With some providers, the individual assigned to your business may change over time, or your engagement may be managed at a firm level rather than a personal one. This can dilute:

  • Relationship continuity

  • Deep understanding of your business

  • Long-term strategic alignment

4. Paying for Brand, Not Just Expertise

Part of what you are paying for is the brand and infrastructure of the intermediary firm—marketing, administration, and overhead—not purely the CFO’s capability or impact.

A More Effective Approach: Working Directly with a Fractional CFO

For many businesses, a more efficient and impactful route is to engage directly with an experienced fractional CFO.

1. Better Value for Money

When you work directly with a CFO:

  • Fees go straight to the professional delivering the service

  • Day rates are often lower for the same (or higher) level of expertise

  • Engagement terms are typically more transparent

This leads to a significantly improved return on investment.

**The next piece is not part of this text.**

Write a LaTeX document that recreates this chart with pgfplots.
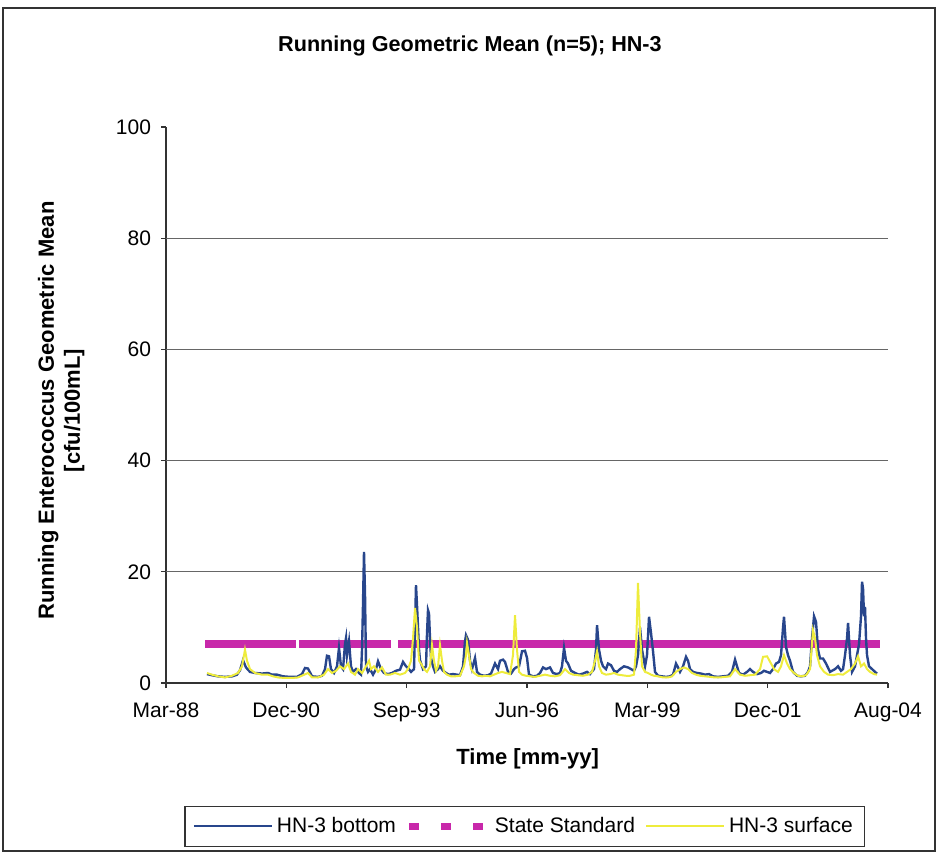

2. Stronger Relationship and Accountability

A direct engagement fosters:

  • A closer working relationship

  • Greater accountability

  • Deeper understanding of your business over time

This is particularly important for strategic financial leadership, which relies heavily on trust and continuity.

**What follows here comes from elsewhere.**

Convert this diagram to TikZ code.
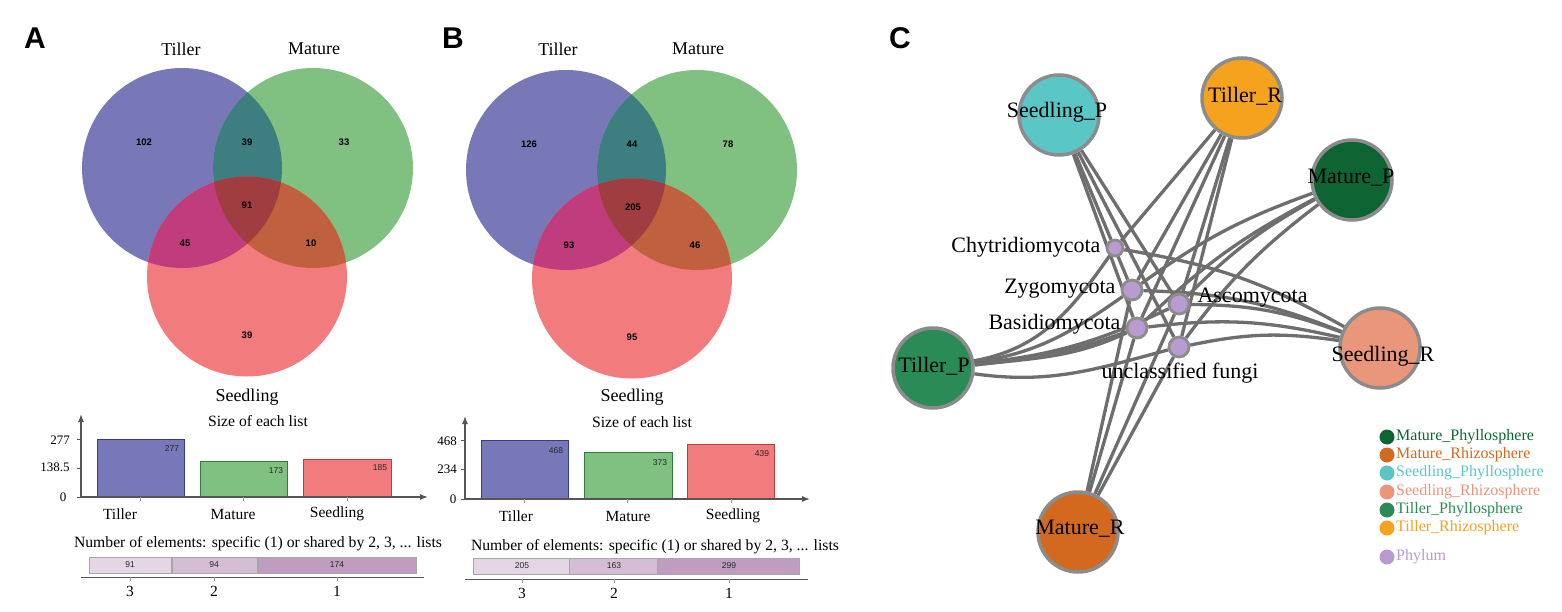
\documentclass[tikz,border=0pt]{standalone}
\usepackage{fontspec}
\setmainfont{Liberation Serif}
\newfontfamily\sansf{Liberation Sans}
\usetikzlibrary{arrows.meta}
\pgfdeclarelayer{bg}
\pgfsetlayers{bg,main}
\definecolor{cT}{HTML}{7878B8}
\definecolor{cM}{HTML}{80C080}
\definecolor{cS}{HTML}{F27B7D}
\definecolor{cTM}{HTML}{3D7F80}
\definecolor{cTS}{HTML}{C03C7C}
\definecolor{cMS}{HTML}{C0603E}
\definecolor{cTMS}{HTML}{A03D40}
\definecolor{cTb}{HTML}{3A3A8A}
\definecolor{cMb}{HTML}{2E7F38}
\definecolor{cSb}{HTML}{C23B3B}
\definecolor{bx3}{HTML}{E4D6E4}
\definecolor{bx2}{HTML}{D5BED5}
\definecolor{bx1}{HTML}{C09CC0}
\definecolor{cSP}{HTML}{5BC6C6}
\definecolor{cTR}{HTML}{F5A31F}
\definecolor{cMP}{HTML}{0F6433}
\definecolor{cSR}{HTML}{E9967A}
\definecolor{cTP}{HTML}{2B8B57}
\definecolor{cMR}{HTML}{D2691E}
\definecolor{cPh}{HTML}{B99BD1}
\definecolor{cBd}{HTML}{8C8C8C}
\definecolor{cEd}{HTML}{6E6E6E}
\definecolor{cAx}{HTML}{555555}
\tikzset{
  panel/.style={font=\sansf\bfseries\fontsize{30}{32}\selectfont},
  vlab/.style={font=\fontsize{18}{20}\selectfont},
  vnum/.style={font=\sansf\bfseries\fontsize{9.5}{10}\selectfont},
  ctitle/.style={font=\fontsize{15.7}{17}\selectfont},
  clab/.style={font=\fontsize{15.5}{17}\selectfont},
  ytick/.style={font=\fontsize{13}{14}\selectfont},
  bnum/.style={font=\sansf\fontsize{8.5}{9}\selectfont, text=black!85},
  axisline/.style={draw=cAx, line width=1.3pt},
  boxst/.style={draw=black!35, line width=0.8pt},
  sample/.style={circle, draw=cBd, line width=3.5pt, minimum size=80pt, inner sep=0pt},
  slab/.style={font=\fontsize{22}{24}\selectfont},
  phylum/.style={circle, draw=cBd, line width=2.8pt, fill=cPh, minimum size=20pt, inner sep=0pt},
  edge/.style={draw=cEd, line width=3.3pt},
  legdot/.style={circle, minimum size=15pt, inner sep=0pt},
  legtxt/.style={anchor=west, inner sep=0pt, font=\fontsize{16}{17}\selectfont},
}
\begin{document}
\begin{tikzpicture}[x=1pt,y=-1pt]
\useasboundingbox (0,0) rectangle (1562,612);
\begin{pgfonlayer}{bg}
\fill[white] (0,0) rectangle (1562,612);
\end{pgfonlayer}

% ================= Panel A =================
\node[panel] (lA) at (35,38) {A};
\fill[cT] (182,168) circle[radius=100pt];
\fill[cM] (313,168) circle[radius=100pt];
\fill[cS] (247,276.5) circle[radius=100pt];
\begin{scope}\clip (182,168) circle[radius=100pt]; \fill[cTM] (313,168) circle[radius=100pt];\end{scope}
\begin{scope}\clip (182,168) circle[radius=100pt]; \fill[cTS] (247,276.5) circle[radius=100pt];\end{scope}
\begin{scope}\clip (313,168) circle[radius=100pt]; \fill[cMS] (247,276.5) circle[radius=100pt];\end{scope}
\begin{scope}\clip (182,168) circle[radius=100pt]; \clip (313,168) circle[radius=100pt]; \fill[cTMS] (247,276.5) circle[radius=100pt];\end{scope}
\node[vlab] (aT) at (181,49) {Tiller};
\node[vlab] (aM) at (314,49) {Mature};
\node[vlab] (aS) at (247,397) {Seedling};
\node[vnum] (a1) at (144,142) {102};
\node[vnum] (a2) at (247,142) {39};
\node[vnum] (a3) at (344,142) {33};
\node[vnum] (a4) at (247,205) {91};
\node[vnum] (a5) at (185,243) {45};
\node[vnum] (a6) at (311,243) {10};
\node[vnum] (a7) at (247,335) {39};

\node[ctitle] (aSz) at (258,421) {Size of each list};
\draw[fill=cT, draw=cTb, line width=0.8pt] (97,439) rectangle (184,497);
\draw[fill=cM, draw=cMb, line width=0.8pt] (200,461) rectangle (287,497);
\draw[fill=cS, draw=cSb, line width=0.8pt] (303,459) rectangle (391,497);
\draw[axisline, -{Latex[length=8pt,width=6pt]}] (81,497) -- (81,414);
\draw[axisline, -{Latex[length=8pt,width=6pt]}] (81,497) -- (428,497);
\foreach \yy in {439,468,497} \draw[cAx, line width=0.8pt] (77,\yy) -- (81,\yy);
\foreach \xx in {140,243,347} \draw[black!40, line width=0.6pt] (\xx,497) -- (\xx,501);
\node[ytick] (ay1) at (60,440) {277};
\node[ytick] (ay2) at (55,467) {138.5};
\node[ytick] (ay3) at (63,497) {0};
\node[bnum] (ab1) at (172,449) {277};
\node[bnum] (ab2) at (276,471) {173};
\node[bnum] (ab3) at (380,468) {185};
\node[clab] (ac1) at (120,514) {Tiller};
\node[clab] (ac2) at (233,514) {Mature};
\node[clab] (ac3) at (337,514) {Seedling};
\node[ctitle] (aNe) at (258,544) {Number of elements: specific (1) or shared by 2, 3, ... lists};
\draw[boxst, fill=bx3] (89,557) rectangle (171,573);
\draw[boxst, fill=bx2] (172,557) rectangle (257,573);
\draw[boxst, fill=bx1] (258,557) rectangle (416,573);
\node[bnum] (ax1) at (130,565) {91};
\node[bnum] (ax2) at (214,565) {94};
\node[bnum] (ax3) at (337,565) {174};
\draw[cAx, line width=1pt] (81,577) -- (424,577);
\foreach \xx in {130,214,337} \draw[black!40, line width=0.6pt] (\xx,577) -- (\xx,581);
\node[clab] (ak1) at (130,591) {3};
\node[clab] (ak2) at (214,591) {2};
\node[clab] (ak3) at (337,591) {1};

% ================= Panel B =================
\node[panel] (lB) at (453,38) {B};
\fill[cT] (566,170) circle[radius=100pt];
\fill[cM] (697,170) circle[radius=100pt];
\fill[cS] (632,278.5) circle[radius=100pt];
\begin{scope}\clip (566,170) circle[radius=100pt]; \fill[cTM] (697,170) circle[radius=100pt];\end{scope}
\begin{scope}\clip (566,170) circle[radius=100pt]; \fill[cTS] (632,278.5) circle[radius=100pt];\end{scope}
\begin{scope}\clip (697,170) circle[radius=100pt]; \fill[cMS] (632,278.5) circle[radius=100pt];\end{scope}
\begin{scope}\clip (566,170) circle[radius=100pt]; \clip (697,170) circle[radius=100pt]; \fill[cTMS] (632,278.5) circle[radius=100pt];\end{scope}
\node[vlab] (bT) at (558,49) {Tiller};
\node[vlab] (bM) at (698,49) {Mature};
\node[vlab] (bS) at (632,397) {Seedling};
\node[vnum] (b1) at (529,144) {126};
\node[vnum] (b2) at (632,144) {44};
\node[vnum] (b3) at (728,144) {78};
\node[vnum] (b4) at (633,207) {205};
\node[vnum] (b5) at (569,245) {93};
\node[vnum] (b6) at (695,245) {46};
\node[vnum] (b7) at (632,337) {95};

\node[ctitle] (bSz) at (642,422) {Size of each list};
\draw[fill=cT, draw=cTb, line width=0.8pt] (481,440) rectangle (568,499);
\draw[fill=cM, draw=cMb, line width=0.8pt] (584,452) rectangle (672,499);
\draw[fill=cS, draw=cSb, line width=0.8pt] (687,444) rectangle (774,499);
\draw[axisline, -{Latex[length=8pt,width=6pt]}] (465,499) -- (465,416);
\draw[axisline, -{Latex[length=8pt,width=6pt]}] (465,499) -- (810,499);
\foreach \yy in {440,469.5,499} \draw[cAx, line width=0.8pt] (461,\yy) -- (465,\yy);
\foreach \xx in {524,627,731} \draw[black!40, line width=0.6pt] (\xx,499) -- (\xx,503);
\node[ytick] (by1) at (447,441) {468};
\node[ytick] (by2) at (447,469) {234};
\node[ytick] (by3) at (453,499) {0};
\node[bnum] (bb1) at (556,451) {468};
\node[bnum] (bb2) at (660,463) {373};
\node[bnum] (bb3) at (762,454) {439};
\node[clab] (bc1) at (516,516) {Tiller};
\node[clab] (bc2) at (628,516) {Mature};
\node[clab] (bc3) at (733,516) {Seedling};
\node[ctitle] (bNe) at (655,547) {Number of elements: specific (1) or shared by 2, 3, ... lists};
\draw[boxst, fill=bx3] (473,558) rectangle (569,574);
\draw[boxst, fill=bx2] (569.5,558) rectangle (657,574);
\draw[boxst, fill=bx1] (657.5,558) rectangle (799,574);
\node[bnum] (bx1) at (522,566) {205};
\node[bnum] (bx2) at (614,566) {163};
\node[bnum] (bx3) at (729,566) {299};
\draw[cAx, line width=1pt] (465,579) -- (808,579);
\foreach \xx in {522,614,729} \draw[black!40, line width=0.6pt] (\xx,579) -- (\xx,583);
\node[clab] (bk1) at (522,593) {3};
\node[clab] (bk2) at (614,593) {2};
\node[clab] (bk3) at (729,593) {1};

% ================= Panel C =================
\node[panel] (lC) at (900,38) {C};
\node[sample, fill=cSP] (SP) at (1059,115) {};
\node[sample, fill=cTR] (TR) at (1242,98) {};
\node[sample, fill=cMP] (MP) at (1352,180) {};
\node[sample, fill=cSR] (SR) at (1380,348) {};
\node[sample, fill=cTP] (TP) at (933,368) {};
\node[sample, fill=cMR] (MR) at (1078,532) {};
\node[slab] (SPt) at (1057,112) {Seedling\_P};
\node[slab] (TRt) at (1245,96) {Tiller\_R};
\node[slab] (MPt) at (1351,178) {Mature\_P};
\node[slab] (SRt) at (1383,356) {Seedling\_R};
\node[slab] (TPt) at (934,366) {Tiller\_P};
\node[slab] (MRt) at (1080,529) {Mature\_R};

\node[phylum, minimum size=16pt] (Ch) at (1115,248) {};
\node[phylum] (Zy) at (1132,290) {};
\node[phylum] (As) at (1179,304) {};
\node[phylum] (Ba) at (1137,328) {};
\node[phylum] (Un) at (1179,347) {};
\node[slab, anchor=east] (Cht) at (1104,247) {Chytridiomycota};
\node[slab, anchor=east] (Zyt) at (1119,289) {Zygomycota};
\node[slab, anchor=west] (Ast) at (1194,298) {Ascomycota};
\node[slab, anchor=east] (Bat) at (1124,324) {Basidiomycota};
\node[slab] (Unt) at (1180,373) {unclassified fungi};

\begin{pgfonlayer}{bg}
\foreach \p in {Ch,Zy,Ba,As,Un} \draw[edge] (TR) -- (\p);
\foreach \p in {Zy,Ba,As,Un} \draw[edge] (SP) -- (\p);
\foreach \p in {Zy,Ba,As,Un} \draw[edge] (MR) -- (\p);
\foreach \p in {As,Ba,Zy,Un} \draw[edge] (MP) to[bend right=8] (\p);
\foreach \p in {Ch,Zy,As,Ba,Un} \draw[edge] (\p) to[bend left=10] (SR);
\draw[edge] (TP) to[out=5, in=200] (Ba);
\draw[edge] (TP.4) to[out=7, in=205] (Ba);
\draw[edge] (TP) to[out=8, in=215] (Zy);
\draw[edge] (TP) to[out=6, in=205] (As);
\draw[edge] (TP) to[out=10, in=235] (Ch);
\draw[edge] (TP) to[out=-8, in=195] (Un);
\end{pgfonlayer}

% legend
\node[legdot, fill=cMP] (L1) at (1387,437) {};
\node[legdot, fill=cMR] (L2) at (1387,455) {};
\node[legdot, fill=cSP] (L3) at (1387,473) {};
\node[legdot, fill=cSR] (L4) at (1387,492) {};
\node[legdot, fill=cTP] (L5) at (1387,510) {};
\node[legdot, fill=cTR] (L6) at (1387,528) {};
\node[legdot, fill=cPh] (L7) at (1387,557) {};
\node[legtxt, text=cMP] (L1t) at (1396,437) {Mature\_Phyllosphere};
\node[legtxt, text=cMR] (L2t) at (1396,455) {Mature\_Rhizosphere};
\node[legtxt, text=cSP] (L3t) at (1396,473) {Seedling\_Phyllosphere};
\node[legtxt, text=cSR] (L4t) at (1396,492) {Seedling\_Rhizosphere};
\node[legtxt, text=cTP] (L5t) at (1396,510) {Tiller\_Phyllosphere};
\node[legtxt, text=cTR] (L6t) at (1396,528) {Tiller\_Rhizosphere};
\node[legtxt, text=cPh] (L7t) at (1396,557) {Phylum};
\end{tikzpicture}
\end{document}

3. Tailored, Flexible Support

Independent fractional CFOs are often more flexible in how they work. They can:

  • Adapt their involvement as your business evolves

  • Focus on your specific priorities rather than a predefined service model

  • Integrate more seamlessly with your leadership team

4. Access to Highly Experienced Professionals

Many independent fractional CFOs have:

  • Held senior roles in multiple organisations

  • Chosen independence for flexibility and impact, not due to lack of opportunity

  • Deep, practical experience across industries and growth stages

How to Find the Right Fractional CFO Without a Middleman

Finding a high-quality CFO directly requires a more deliberate approach, but the benefits are considerable.

1. Leverage Your Network

Start with:

  • Professional contacts

  • Investors and advisors

  • Accountants and legal partners

Referrals are often the most reliable way to find proven CFOs.

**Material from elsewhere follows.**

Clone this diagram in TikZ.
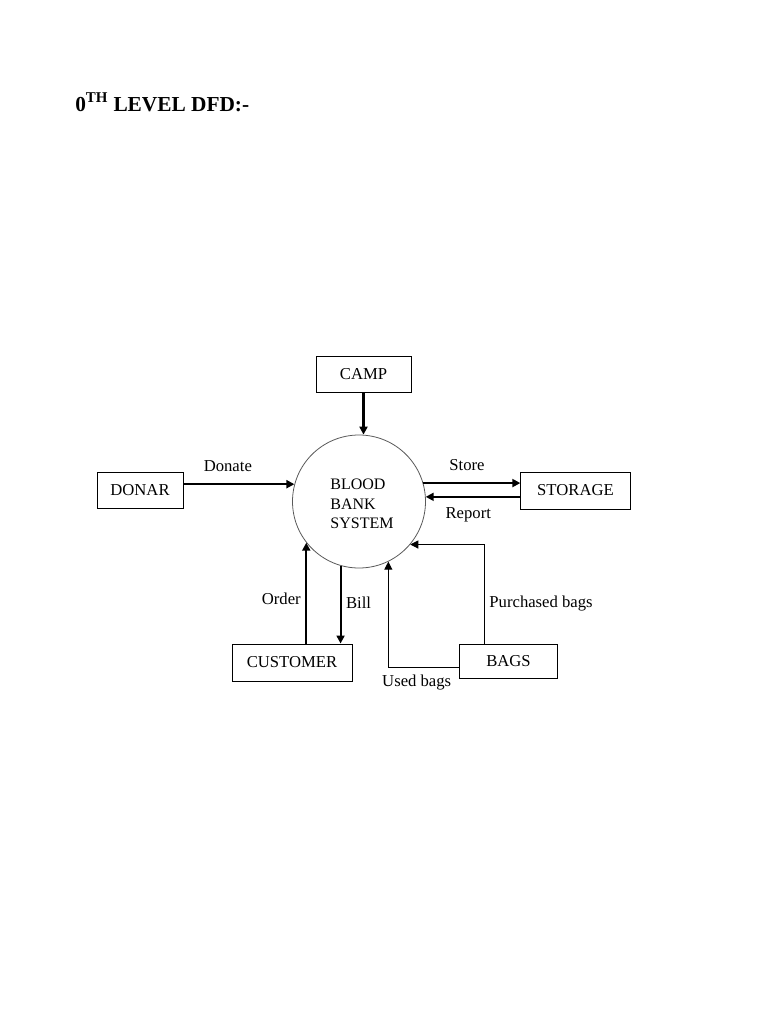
\documentclass[tikz,border=0pt]{standalone}
\usepackage{fontspec}
\setmainfont{Liberation Serif}
\usepackage{tikz}
\usetikzlibrary{arrows.meta,positioning,calc}

\begin{document}
\begin{tikzpicture}[
  x=0.75pt, y=-0.75pt,
  font=\fontsize{12.5}{15}\selectfont,
  entity/.style={
    draw, line width=0.75pt, align=center, inner sep=2pt
  },
  process/.style={
    circle, draw=black!65, line width=0.6pt, inner sep=0pt,
    minimum size=99.75pt, align=left
  },
  flow/.style={-{Triangle[length=6pt,width=6pt]}, line width=1.6pt},
  thinflow/.style={-{Triangle[length=6pt,width=6pt]}, line width=0.75pt}
]
\useasboundingbox (0,0) rectangle (768,1024);

\node[anchor=base west, inner sep=0pt, font=\fontsize{16}{19}\selectfont\bfseries] (title) at (75,111)
  {0\textsuperscript{TH} LEVEL DFD:-};

\node[process] (bbs) at (359,501.5) {};
\node[align=left, font=\fontsize{12}{14.8}\selectfont] (bbstext) at (362,504) {BLOOD\\BANK\\SYSTEM};
\node[entity, minimum width=71.25pt, minimum height=27pt] (camp) at (363.5,374) {CAMP};
\node[entity, minimum width=64.5pt, minimum height=27pt] (donar) at (140,490) {DONAR};
\node[entity, minimum width=82pt, minimum height=27.75pt] (storage) at (575.5,490.5) {STORAGE};
\node[entity, minimum width=90pt, minimum height=27.75pt] (customer) at (292,662.5) {CUSTOMER};
\node[entity, minimum width=73pt, minimum height=25.5pt] (bags) at (508.5,661) {BAGS};

% flows into and out of the system
\draw[flow] (camp.south) -- (bbs.north -| camp.south);
\draw[flow] (bbs.165 -| donar.east) -- node[above=5pt, pos=0.4] {Donate} (bbs.165);
\draw[flow] (bbs.16) -- node[above=5pt, pos=0.45] {Store} (bbs.16 -| storage.west);
\draw[flow] (bbs.4 -| storage.west) -- node[below=4pt, pos=0.55] {Report} (bbs.4);
\draw[flow] (bbs.-142 |- customer.north) -- node[left, pos=0.44] {Order} (bbs.-142);
\draw[flow] (bbs.-106) -- node[right, pos=0.47] {Bill} (bbs.-106 |- customer.north);
\draw[thinflow] ([xshift=-18pt]bags.north) |- node[right, pos=0.2] {Purchased bags} (bbs.-40);
\draw[thinflow] ([yshift=-5pt]bags.west) -| node[below=2pt, pos=0.3] {Used bags} (bbs.-64);
\end{tikzpicture}
\end{document}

2. Use Professional Platforms

Platforms such as LinkedIn can be highly effective for:

  • Identifying experienced CFOs with relevant backgrounds

  • Reviewing career history and endorsements

  • Initiating direct conversations

3. Assess Experience, Not Just Credentials

Look for individuals who have:

  • Operated at the level your business requires

  • Experience in similar industries or growth phases

  • Demonstrated impact, not just tenure

4. Prioritise Cultural Fit

A fractional CFO will often work closely with founders and leadership teams. Alignment in:

  • Communication style

  • Commercial mindset

  • Strategic approach

is just as important as technical expertise.

5. Start with a Defined Scope

Begin with a clearly defined project or short-term engagement. This allows you to:

  • Assess effectiveness

  • Build trust

  • Scale the relationship based on value delivered

Final Thoughts

Fractional CFOs can be a powerful asset to any growing business—but how you engage them matters.

While intermediary firms offer convenience, they often introduce unnecessary cost and complexity. By working directly with an experienced fractional CFO, businesses can achieve better value, stronger alignment, and more meaningful financial leadership.

In an environment where every investment must deliver measurable impact, removing unnecessary layers is not just a cost decision—it is a strategic one.